The March 24 policy memorandum (PM-602-0111) applies to the agency’s adjudication of L-1B intracompany transferee visas for workers with “specialized knowledge.” Employers and immigration practitioners have been complaining for some time that the USCIS’s increasingly restrictive view of who qualifies for an L-1B visa has made it difficult to bring foreign workers into the U.S. They claim that the Immigration and Nationality Act’s L-1B provisions were supposed to make transfer of these employees to U.S. branches or subsidiaries easier for employers—but the USCIS has frustrated that intent with the way it adjudicates petitions.
The statistics seem to bear out that view: a National Foundation for American Policy report issued less than a week before the new policy memo concluded, based on data from the USCIS, that L-1B denial rates have been climbing, to a high of 35 percent in fiscal year 2014. Requests for evidence—which employers and practitioners say create unnecessary delays—were issued in 45 percent of cases filed in FY 2014.

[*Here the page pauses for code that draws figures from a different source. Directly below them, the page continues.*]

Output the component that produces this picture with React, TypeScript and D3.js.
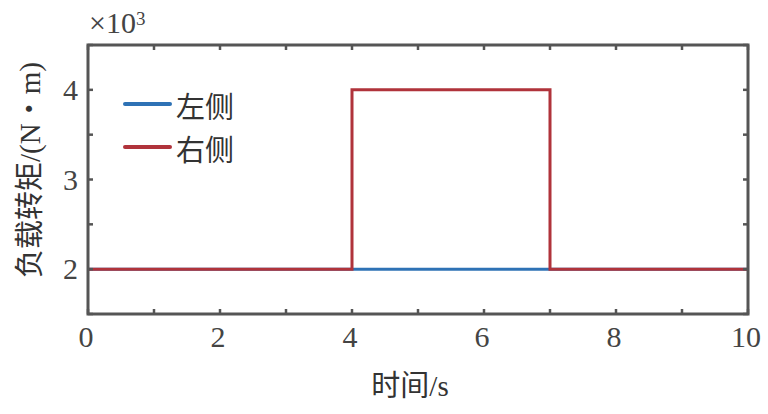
import React from "react";
import * as d3 from "d3";

const timeBreaks = [0, 4, 4, 7, 7, 10];
const leftSeries = [2, 2, 2, 2, 2, 2];
const rightSeries = [2, 2, 4, 4, 2, 2];
const xTicks = [0, 1, 2, 3, 4, 5, 6, 7, 8, 9, 10];
const xLabels = [0, 2, 4, 6, 8, 10];
const yTicks = [1.5, 2, 2.5, 3, 3.5, 4, 4.5];
const yLabels = [2, 3, 4];
const seriesNames = ["左侧", "右侧"];
const seriesColors = ["#2e72b5", "#b0333b"];

export default function App() {
  const W = 768, H = 414;
  const m = { l: 88, r: 20, t: 45, b: 100 };
  const x = d3.scaleLinear().domain([0, 10]).range([m.l, W - m.r]);
  const y = d3.scaleLinear().domain([1.5, 4.5]).range([H - m.b, m.t]);
  const line = d3.line<number>().x((_, i) => x(timeBreaks[i])).y((d) => y(d));
  const axisColor = "#555555";
  const serif = { fontFamily: "'Liberation Serif', 'Times New Roman', serif" };
  const cjk = { fontFamily: "'Liberation Serif', 'Noto Sans CJK SC', serif" };
  const cjkOnly = { fontFamily: "'Noto Sans CJK SC', sans-serif" };
  const tickLen = 5;
  return (
    <svg width={W} height={H} style={{ position: "absolute", left: 0, top: 0 }}>
      <rect width={W} height={H} fill="#fff" />
      <path d={line(leftSeries) || ""} fill="none" stroke={seriesColors[0]} strokeWidth={3} />
      <path d={line(rightSeries) || ""} fill="none" stroke={seriesColors[1]} strokeWidth={3} />
      {xTicks.map((t) => (
        <g key={"xt" + t}>
          <line x1={x(t)} x2={x(t)} y1={y(1.5)} y2={y(1.5) - tickLen} stroke={axisColor} strokeWidth={2.5} />
          <line x1={x(t)} x2={x(t)} y1={y(4.5)} y2={y(4.5) + tickLen} stroke={axisColor} strokeWidth={2.5} />
        </g>
      ))}
      {yTicks.map((t) => (
        <g key={"yt" + t}>
          <line x1={x(0)} x2={x(0) + tickLen} y1={y(t)} y2={y(t)} stroke={axisColor} strokeWidth={2.5} />
          <line x1={x(10)} x2={x(10) - tickLen} y1={y(t)} y2={y(t)} stroke={axisColor} strokeWidth={2.5} />
        </g>
      ))}
      <rect x={x(0)} y={y(4.5)} width={x(10) - x(0)} height={y(1.5) - y(4.5)} fill="none" stroke={axisColor} strokeWidth={3} />
      {xLabels.map((t) => (
        <text key={"xl" + t} x={x(t) - 2} y={y(1.5) + 33} textAnchor="middle" style={serif} fontSize={30} fill="#444">
          {t}
        </text>
      ))}
      {yLabels.map((t) => (
        <text key={"yl" + t} x={x(0) - 10} y={y(t) + 10} textAnchor="end" style={serif} fontSize={30} fill="#444">
          {t}
        </text>
      ))}
      <text x={x(0) + 1} y={33} style={serif} fontSize={30} fill="#444">
        ×10<tspan dy={-8} fontSize={19}>3</tspan>
      </text>
      <text x={410} y={396} textAnchor="middle" style={cjk} fontSize={29} fill="#333">
        时间/s
      </text>
      <text transform={`translate(40, 170) rotate(-90)`} textAnchor="middle" style={cjk} fontSize={29} fill="#333">
        负载转矩/(N<tspan style={cjkOnly}>・</tspan>m)
      </text>
      {seriesNames.map((n, i) => (
        <g key={n}>
          <line x1={125} x2={170} y1={104 + i * 43} y2={104 + i * 43} stroke={seriesColors[i]} strokeWidth={4} strokeLinecap="round" />
          <text x={176} y={118 + i * 43} style={cjk} fontSize={29} fill="#333">
            {n}
          </text>
        </g>
      ))}
    </svg>
  );
}
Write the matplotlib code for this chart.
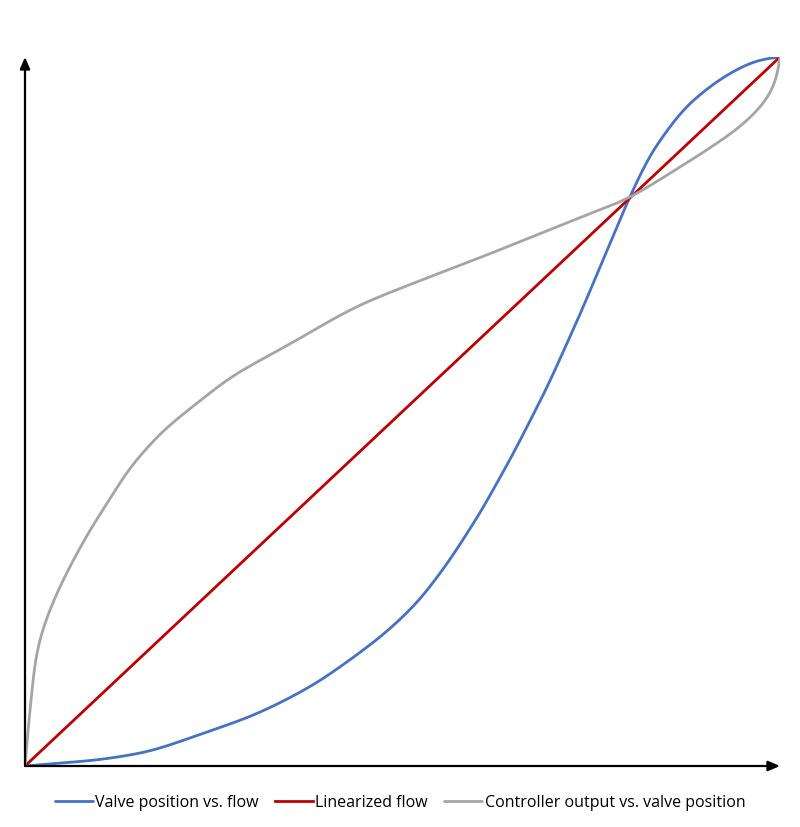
import numpy as np
import matplotlib
matplotlib.use("Agg")
import matplotlib.pyplot as plt

# Values, both axes scaled 0..100
valve_x = [0, 9.9, 16.6, 29.8, 34.2, 38.7, 43.1, 47.5, 52.0, 56.0, 60.3, 64.7, 69.2, 73.6,
           78.0, 80.0, 82.9, 87.3, 91.8, 96.2, 97.8, 100]
valve_y = [0, 0.85, 2.0, 6.9, 9.1, 11.7, 15.0, 18.5, 23.0, 28.6, 35.7, 44.1, 53.5, 63.9,
           75.0, 80.1, 86.5, 92.9, 96.8, 99.4, 100, 100]

linear_x = [0, 100]
linear_y = [0, 100]

ctrl_x = [0, 0.44, 0.89, 1.33, 1.99, 2.88, 4.2, 5.5, 6.4, 8.6, 10.9, 13.9, 18.3, 22.8, 27.2,
          31.6, 36.1, 40.5, 44.8, 52.4, 60.3, 73.6, 80.0, 89.5, 94.8, 98.4, 99.7, 100]
ctrl_y = [0, 5.5, 10.3, 14.9, 18.2, 21.0, 24.4, 27.2, 29.1, 33.3, 37.1, 42.2, 47.4, 51.2, 54.9,
          57.5, 60.1, 62.9, 65.3, 68.5, 71.7, 77.4, 80.0, 86.3, 90.1, 93.9, 96.8, 100]

labels = ["Valve position vs. flow", "Linearized flow", "Controller output vs. valve position"]
colors = ["#4472C4", "#C00000", "#A5A5A5"]


def smooth(x, y, sigma=2.2, step=0.05):
  """Smooth line near the read points: resample along the arc, then a gaussian
  average (ends mirrored so the first and last point stay put)."""
  p = np.column_stack([x, y]).astype(float)
  seg = np.hypot(*np.diff(p, axis=0).T)
  s = np.concatenate([[0], np.cumsum(seg)])
  si = np.arange(0, s[-1], step)
  si = np.append(si, s[-1])
  q = np.column_stack([np.interp(si, s, p[:, 0]), np.interp(si, s, p[:, 1])])
  k = int(4 * sigma / step)
  ker = np.exp(-0.5 * (np.arange(-k, k + 1) * step / sigma) ** 2)
  ker /= ker.sum()
  head = 2 * q[0] - q[k:0:-1]
  tail = 2 * q[-1] - q[-2:-k - 2:-1]
  qp = np.vstack([head, q, tail])
  sx = np.convolve(qp[:, 0], ker, mode="valid")
  sy = np.convolve(qp[:, 1], ker, mode="valid")
  return sx, sy


fig = plt.figure(figsize=(8, 8.27), dpi=100)
W, H = 800, 827
ax = fig.add_axes([25 / W, (H - 766) / H, (780 - 25) / W, (766 - 57) / H])

vx, vy = smooth(valve_x, valve_y)
cx, cy = smooth(ctrl_x, ctrl_y)

ax.plot(vx, vy, color=colors[0], lw=2.0, label=labels[0], solid_capstyle="round")
ax.plot(linear_x, linear_y, color=colors[1], lw=2.0, label=labels[1])
ax.plot(cx, cy, color=colors[2], lw=2.0, label=labels[2], solid_capstyle="round")

ax.set_xlim(0, 100)
ax.set_ylim(0, 100)
for s in ax.spines.values():
  s.set_visible(False)
ax.set_xticks([])
ax.set_yticks([])

# Axis arrows
arrow = dict(arrowstyle="-|>,head_length=0.7,head_width=0.3", color="black", lw=1.6, shrinkA=0, shrinkB=0)
ax.annotate("", xy=(0, 1.0), xytext=(0, 0), xycoords="axes fraction", arrowprops=arrow, annotation_clip=False)
ax.annotate("", xy=(1.0, 0), xytext=(0, 0), xycoords="axes fraction", arrowprops=arrow, annotation_clip=False)

fig.legend(loc="center", bbox_to_anchor=(0.5, (H - 803) / H), ncol=3, frameon=False,
           prop={"family": "Open Sans", "size": 11.5}, handlelength=2.4, handletextpad=0.15,
           columnspacing=1.0)

fig.savefig("out.png", dpi=100)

The memo purports to address these concerns, stating that the intent of the L-1B provisions of the INA was to “facilitate qualifying personnel transfers for U.S. businesses.” The memo defines the elements of “specialized knowledge,” lists factors for determining whether those definitions have been met, reaffirms the preponderance of the evidence standard, provides a list of types of evidence an employer can submit, describes the special criteria for L-1B employees who work off site and states that adjudicators should give deference to prior adjudications when examining L-1B extension requests.
But now that the memo is here, reviews are mixed.
The U.S. Chamber of Commerce and the American Immigration Lawyers Association both put out statements expressing cautious optimism. The Chamber highlighted parts of the memo that it likes, but said it will look at it carefully before submitting feedback during the comment period that ends May 8. AILA called the memo a “positive step forward,” but stressed that USCIS adjudicators need to be trained on its contents in order for it to filter down through the ranks.
Proskauer Rose attorney David Grunblatt expressed similar sentiments in an interview with Bloomberg BNA. He said what really needs to change is USCIS adjudicators’ attitudes, which appear to be geared toward denials and a restrictive view of “specialized knowledge.”
Berry, Appleman & Leiden attorney Lynden Melmed said the memo’s addition of wage considerations for the first time in L-1B adjudications is “ground-breaking.” The memo says evidence that an employer pays a potential L-1B beneficiary less than U.S. workers with the same or similar specialized knowledge may be an indication that the foreign worker doesn’t have specialized knowledge after all. However, Melmed said in an interview with Bloomberg BNA that the memo doesn’t provide much guidance on how and to what extent wages should be taken into account.
The memo doesn’t go into effect until Aug. 31, so for now it’s a waiting game to see how it operates in practice.